Ein Naturschützer aus Wilhelmsburg beklagt: Weil die Gräben zu früh gereinigt werden, ziehen die Tiere ab.

Altenwerder/Wilhelmsburg. Es ist ein Bild wie aus einem Bilderbuch, ein traumhaftes Bild: Zwei Eisvögel sitzen auf einem Zweig an einer Grabenkante. Es ist ein Weibchen und ein Männchen - ein Eisvogel-Pärchen. Sie sitzen, Tete-à-tete, beisammen und haben jeder einen Silberling im Schnabel, den sie aus einem Graben in Altenwerder gefischt haben.

Dieses Bild hat der Wilhelmsburger Naturschützer Gerhard Brodowski (56) am Altenwerder Hauptdeich, nahe beim Containerterminals Altenwerder (CTA), aufgenommen. Es zeigt ein Stück "heile Welt" mitten in einer Welt, in der Waren aus der ganzen Welt umgeschlagen werden, auch wenn die Weltwirtschaftskrise zurzeit weniger Container in die Hansestadt kommen lässt. Es zeigt ein Pärchen vom "Vogel des Jahres", das sich einen Entwässerungsgraben mitten im von Menschen verlassenen Altenwerder zur Heimat gemacht hat.

"Ich habe das Altenwerder Eisvogel-Paar zwei Monate lang beobachtet", sagt der Naturschützer Gerhard Brodowski. "Das Zusammenspiel zwischen Männchen und Weibchen ist einzigartig."

Gerhard Brodowski hatte im vergangenen November gemeinsam mit dem Wilhelmsburger Naturschützer Günter Ruppnow im Altenwerder Entwässerungsgraben eine Nisthilfe für Eisvögel, eine sogenannte "Eisvogelwand", errichtet. "Wir sind mit Watthosen in den Graben gegangen und haben an der Grabenkante eine senkrechte Wand in die Böschung gegraben."

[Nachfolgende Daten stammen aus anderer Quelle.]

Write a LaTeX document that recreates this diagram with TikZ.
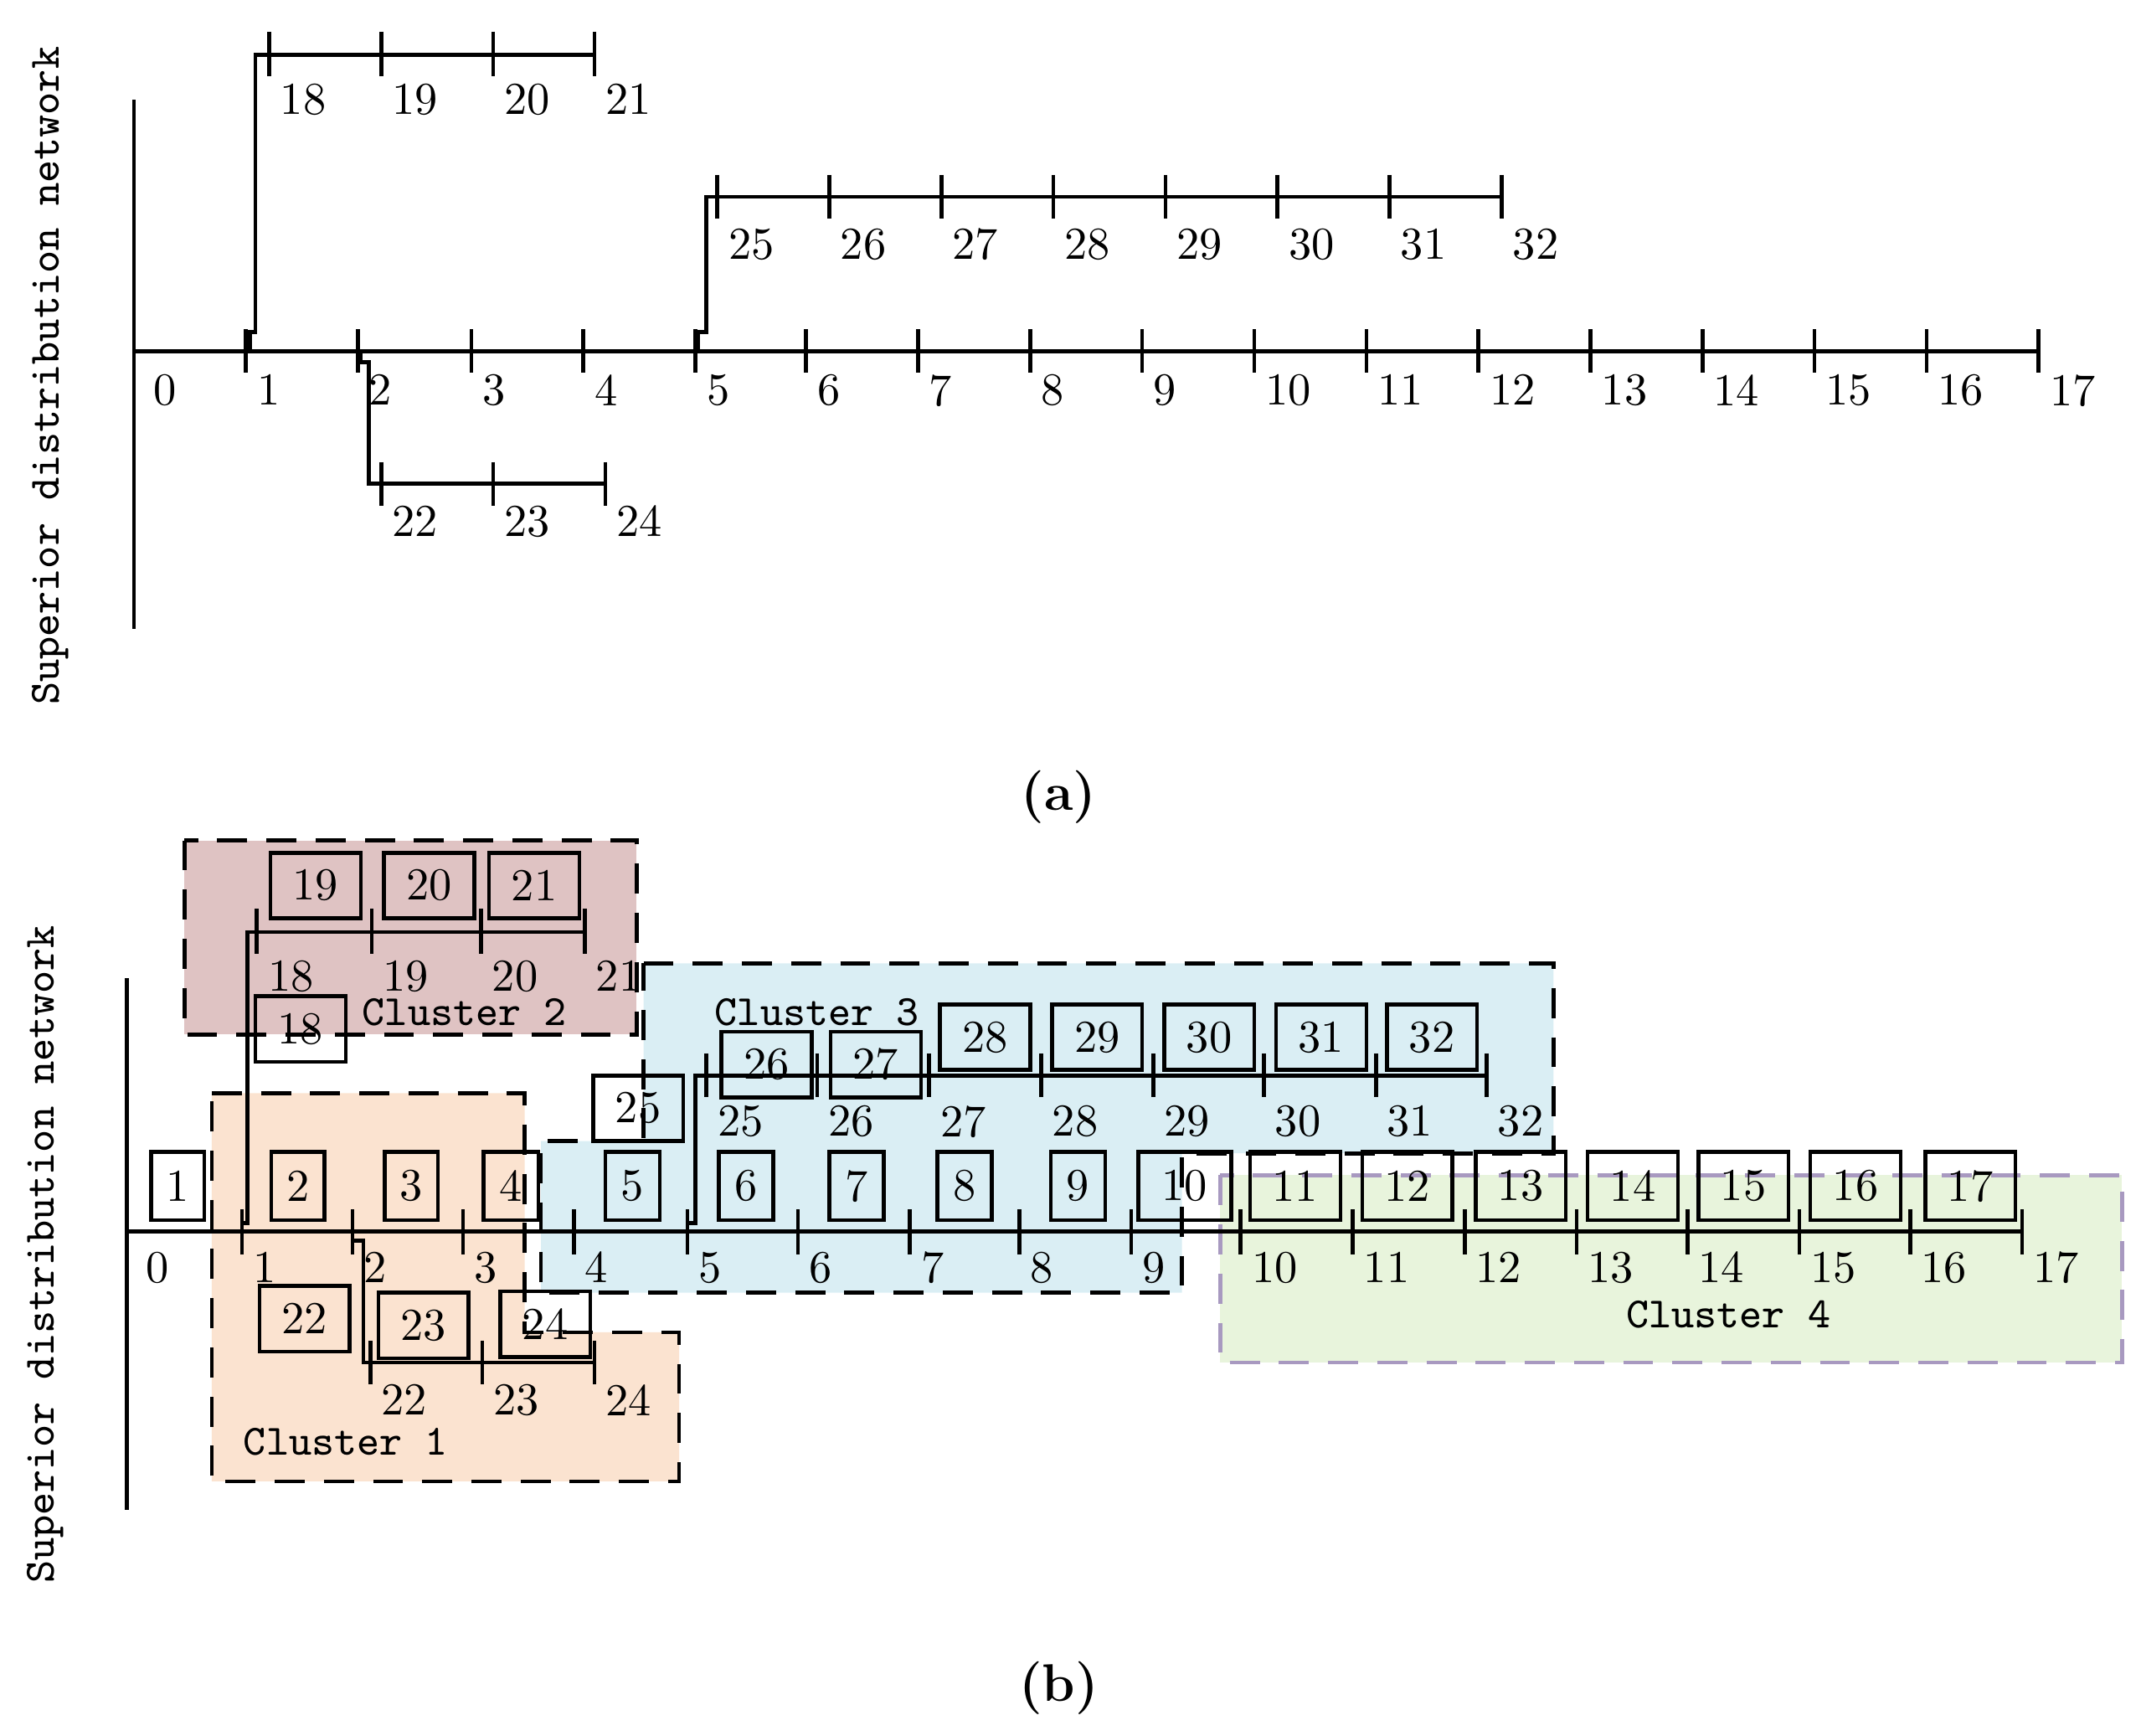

Das Eisvogel-Paar hat in diese Wand eine 50 bis 80 Zentimeter tiefe Röhre gegraben - und zur Freude der Naturschützer fünf Junge groß gezogen. Und wenn die Natur sich selbst überlassen worden wäre, hätten die Eisvögel noch eine zweite Brut groß gezogen. Denn das Paar hatte eine zweite Röhre, 600 Meter von der ersten entfernt, in die Böschung gegraben und das Weibchen hatte zu brüten begonnen. "Leider haben Arbeiter den Graben zu früh gereinigt, damit ist die Brutröhre verschlammt und die zweite Brut ist elendig in ihrer Röhre verhungert", sagt Gerhard Brodowski. Er mahnt deshalb: "Leider werden viele Gräben viel zu früh gereinigt. Damit werden viele Jungvögel und Amphibien vernichtet. Die Gräben dürfen frühestens Ende September gereinigt werden."

So sind die Altenwerder Eisvögel jetzt in ein anderes Revier weiter gezogen - was Gerhard Brodowski bleibt, sind "zwei unvergessliche Monate".

Der Eisvogel: Die Italiener nennen ihn "Paradiesvogel", die Briten "Königsfischer". Berühmt ist sein leuchtend blauer Streif. An den Kopffedern hat der kleine Vogel Querbänder und an den Flügeldecken azurblaue Spitzen. Wunderschön dazu als Kontrast die weiße Kehle und die Unterseite - sie ist beim Altvogel rostrot bis kastanienbraun gefärbt.

Der Eisvogel ist 2009 der "Vogel des Jahres" in Deutschland - das zweite Mal seit 1973. Er ist nach dem Bundesnaturschutzgesetz eine "streng geschützte Art". Die Hamburger können den Vogel mit ein bisschen Glück trotzdem entdecken: Etwa 100 Brutpaare leben in der Hansestadt.